Каждый великий король черпает — или хотя бы пытается черпать — из мистической силы, накопленной его предшественниками. Мы видим это на примере Цезарей, равно как и тех, кто пытался им подражать. Это и Карл Великий, и Наполеон, и Гитлер; цари, короли и князья любой страны и любого края. В Англии наглядная тому иллюстрация — легенды об Артуре и хроники Альфреда. Мы видим, как Вильгельм Завоеватель, Ричард Львиное Сердце, Генрих VIII и Елизавета I более или менее успешно претендуют на ту же мантию. Злоупотребления королевской властью стали притчей во языцех; однако сам институт существует и теперь в некоторых странах. Американцы не всегда могут понять, в чем его притягательность, разве что в романтическом ореоле, вроде того, который окружает кумиров типа Элвиса Пресли или звезд политической «мыльной оперы» вроде клана Кеннеди.
Соответствуя происхождению нации, архетип американского героя — индивидуалист–одиночка в рамках системы или в дикой глуши. Даже сиюминутные герои телеэкрана подпитываются этой мистической силой. Есть королевская семья, но это подкрепляет принцип, согласно которому столпы общества — семейство и род, а не отдельный человек.
«Баллада о белой лошади» Честертона, хорошо известная Толкину, посвящена прежде всего романтизированной королевской власти в те далекие времена, когда король мог быть и героем. Такой король — не индивидуалист–одиночка, но представитель и хранитель государства и народа, в силу королевской крови или по божественному волеизъявлению (как Саул и Давид). Тем не менее герой, даже будучи королем, всегда — больше, чем номинальный глава или подставное лицо. Сила архетипа берет свое, когда королю удается совместить обладание главными добродетелями с возможностью решительно действовать в поворотный момент истории. Тогда архетип приходит на помощь личности, а личность — архетипу. Король вполне достоин почестей, ему воздаваемых. Он может стать для нас живым символом не только тех объединяющих начал, что сводят нас вместе в обществе, но и того, чем каждый из нас надеется стать в своем кругу.
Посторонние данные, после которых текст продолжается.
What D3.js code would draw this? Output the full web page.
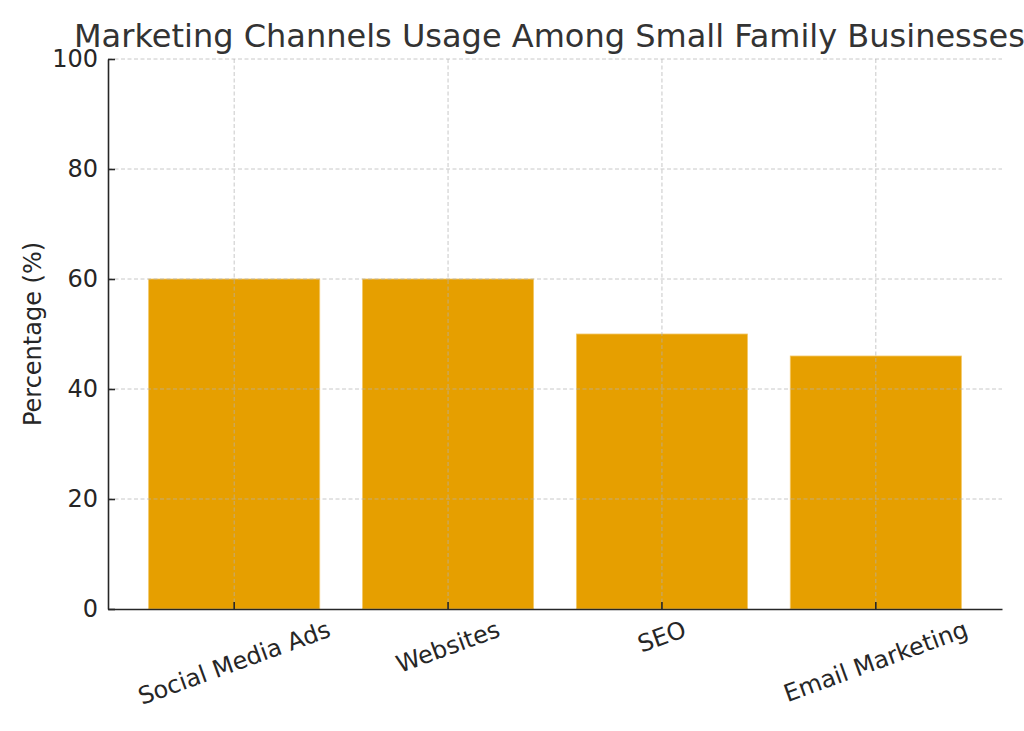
<!DOCTYPE html>
<html>
<head>
<meta charset="utf-8">
<script src="https://cdn.jsdelivr.net/npm/d3@7"></script>
<style>
  html, body { margin: 0; padding: 0; background: #fff; }
  svg { display: block; font-family: "DejaVu Sans", sans-serif; }
</style>
</head>
<body>
<svg id="chart" width="1024" height="731"></svg>
<script>
// chart data
const categories = ["Social Media Ads", "Websites", "SEO", "Email Marketing"];
const percentages = [60, 60, 50, 46];
const yTicks = [0, 20, 40, 60, 80, 100];
const titleText = "Marketing Channels Usage Among Small Family Businesses";
const yLabel = "Percentage (%)";

const width = 1024, height = 731;
const margin = { left: 108, right: 22, top: 59, bottom: 122 };
const innerW = width - margin.left - margin.right;
const innerH = height - margin.top - margin.bottom;
const fontSize = 24;

const svg = d3.select("#chart");

const x = d3.scaleBand()
    .domain(categories)
    .range([margin.left, margin.left + innerW])
    .paddingInner(0.2)
    .paddingOuter(0.19);

const y = d3.scaleLinear()
    .domain([0, 100])
    .range([margin.top + innerH, margin.top]);

// bars
svg.append("g").selectAll("rect")
    .data(categories)
    .enter()
    .append("rect")
    .attr("x", d => x(d))
    .attr("y", (d, i) => y(percentages[i]))
    .attr("width", x.bandwidth())
    .attr("height", (d, i) => y(0) - y(percentages[i]))
    .attr("fill", "#E69F00")
    .attr("stroke", "#f3c766")
    .attr("stroke-width", 0.8);

// grid (drawn over the bars, like the original)
const grid = svg.append("g")
    .attr("stroke", "#b0b0b0")
    .attr("stroke-opacity", 0.7)
    .attr("stroke-width", 1)
    .attr("stroke-dasharray", "4,2.5");

grid.selectAll("line.h")
    .data(yTicks.slice(1))
    .enter()
    .append("line")
    .attr("class", "h")
    .attr("x1", margin.left).attr("x2", margin.left + innerW)
    .attr("y1", d => y(d)).attr("y2", d => y(d));

grid.selectAll("line.v")
    .data(categories)
    .enter()
    .append("line")
    .attr("class", "v")
    .attr("x1", d => x(d) + x.bandwidth() / 2)
    .attr("x2", d => x(d) + x.bandwidth() / 2)
    .attr("y1", margin.top).attr("y2", margin.top + innerH);

// y axis (inward ticks)
const yAxis = svg.append("g")
    .attr("transform", `translate(${margin.left},0)`)
    .call(d3.axisLeft(y).tickValues(yTicks).tickSizeInner(-7).tickSizeOuter(0).tickPadding(10));
yAxis.select(".domain").attr("stroke", "#262626").attr("stroke-width", 1.6);
yAxis.selectAll(".tick line").attr("stroke", "#262626").attr("stroke-width", 1.6);
yAxis.selectAll(".tick text")
    .attr("font-size", fontSize)
    .attr("font-family", "DejaVu Sans, sans-serif")
    .attr("fill", "#262626");

// x axis (inward ticks, labels placed separately)
const xAxis = svg.append("g")
    .attr("transform", `translate(0,${margin.top + innerH})`)
    .call(d3.axisBottom(x).tickSizeInner(-7).tickSizeOuter(0).tickFormat(""));
xAxis.select(".domain").attr("stroke", "#262626").attr("stroke-width", 1.6);
xAxis.selectAll(".tick line").attr("stroke", "#262626").attr("stroke-width", 1.6);

// rotated category labels, centred on tick, top of rotated box below axis
const angle = 20 * Math.PI / 180;
const labelG = svg.append("g");
categories.forEach(c => {
    const t = labelG.append("text")
        .attr("font-size", fontSize)
        .attr("fill", "#262626")
        .attr("text-anchor", "middle")
        .attr("dominant-baseline", "central")
        .text(c);
    const w = t.node().getComputedTextLength();
    const h = fontSize * 1.1;
    const boxH = w * Math.sin(angle) + h * Math.cos(angle);
    const cx = x(c) + x.bandwidth() / 2;
    const cy = y(0) + 7 + boxH / 2;
    t.attr("transform", `translate(${cx},${cy}) rotate(-20)`);
});

// y label
svg.append("text")
    .attr("transform", `translate(33,${margin.top + innerH / 2}) rotate(-90)`)
    .attr("text-anchor", "middle")
    .attr("dominant-baseline", "central")
    .attr("font-size", fontSize)
    .attr("fill", "#262626")
    .text(yLabel);

// title
svg.append("text")
    .attr("x", 74)
    .attr("y", 47)
    .attr("font-size", 32)
    .attr("fill", "#333")
    .text(titleText);
</script>
</body>
</html>
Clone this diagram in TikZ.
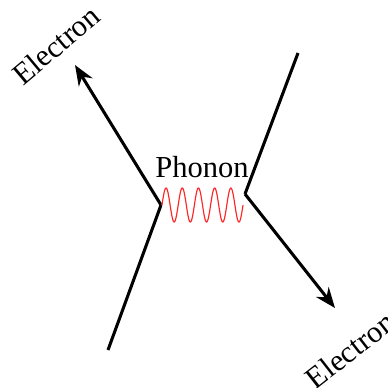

У каждой нации есть легенда или корпус легенд, помогающий определить и увековечить ощущение самобытности и предназначения. Для Честертона, который в таких случаях мыслил в унисон с Толкином, национальное самосознание рождается из взаимодействия легенды и ландшафта. Страны обретают красоту через любовь; именно ее силой они преображаются в воображении тех, кто живет там и умирает. Коренные жители становятся частью ландшафта — и частью легенды. Могилы и памятники не стоят заброшенными, а святилище в конце паломничества — место встречи земли и неба, освящающее всю страну.
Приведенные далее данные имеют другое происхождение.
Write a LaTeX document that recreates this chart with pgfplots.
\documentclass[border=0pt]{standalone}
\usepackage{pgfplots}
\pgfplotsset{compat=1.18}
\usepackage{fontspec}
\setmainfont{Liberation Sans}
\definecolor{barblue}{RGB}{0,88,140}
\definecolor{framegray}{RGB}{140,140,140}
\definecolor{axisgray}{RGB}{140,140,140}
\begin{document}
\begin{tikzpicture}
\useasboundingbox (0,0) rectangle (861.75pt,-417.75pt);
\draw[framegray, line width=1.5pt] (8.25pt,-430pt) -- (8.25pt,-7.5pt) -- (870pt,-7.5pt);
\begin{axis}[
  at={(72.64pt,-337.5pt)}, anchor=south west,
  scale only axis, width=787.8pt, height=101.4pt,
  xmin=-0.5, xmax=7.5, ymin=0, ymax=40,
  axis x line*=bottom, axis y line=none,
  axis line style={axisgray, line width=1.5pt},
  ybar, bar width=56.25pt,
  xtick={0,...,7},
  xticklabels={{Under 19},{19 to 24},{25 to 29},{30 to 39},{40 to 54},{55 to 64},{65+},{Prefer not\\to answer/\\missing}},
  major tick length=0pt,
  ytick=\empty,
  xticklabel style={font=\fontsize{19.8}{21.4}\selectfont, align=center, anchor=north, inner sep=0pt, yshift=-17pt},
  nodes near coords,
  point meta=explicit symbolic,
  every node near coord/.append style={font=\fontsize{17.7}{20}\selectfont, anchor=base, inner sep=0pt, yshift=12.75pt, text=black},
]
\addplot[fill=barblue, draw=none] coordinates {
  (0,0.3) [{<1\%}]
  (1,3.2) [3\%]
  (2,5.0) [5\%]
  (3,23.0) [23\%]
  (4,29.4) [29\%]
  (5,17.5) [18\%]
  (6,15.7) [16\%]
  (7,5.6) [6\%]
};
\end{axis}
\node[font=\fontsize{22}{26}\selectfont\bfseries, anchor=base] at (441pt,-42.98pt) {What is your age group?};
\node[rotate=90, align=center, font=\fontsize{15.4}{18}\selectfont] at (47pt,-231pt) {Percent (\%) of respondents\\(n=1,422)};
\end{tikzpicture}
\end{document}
Для таких романтиков, как Честертон и Толкин, воображение — орган восприятия, а не просто вымысла. Миф оказывается единственным способом выражения определенных истин. Но воображение может распространять и ложь, и неверные представления. Толкин пишет о том, как Гитлер отравил воображение всей Европы: «Не он ли уничтожает, извращает, растрачивает и обрекает на вечное проклятие этот благородный северный дух, высший из даров Европе, — дух, который я всегда любил всем сердцем и тщился представить в истинном его свете» (L 45). Темная сторона воображения обеспечивает иррациональную основу для всякой неправды и жестокости. В падшем и совращенном мире наше воображение отчаянно нуждается в исцелении. Возможно, оно по–прежнему — орган восприятия, но свет нисходит в душу лишь через ее нравственные органы.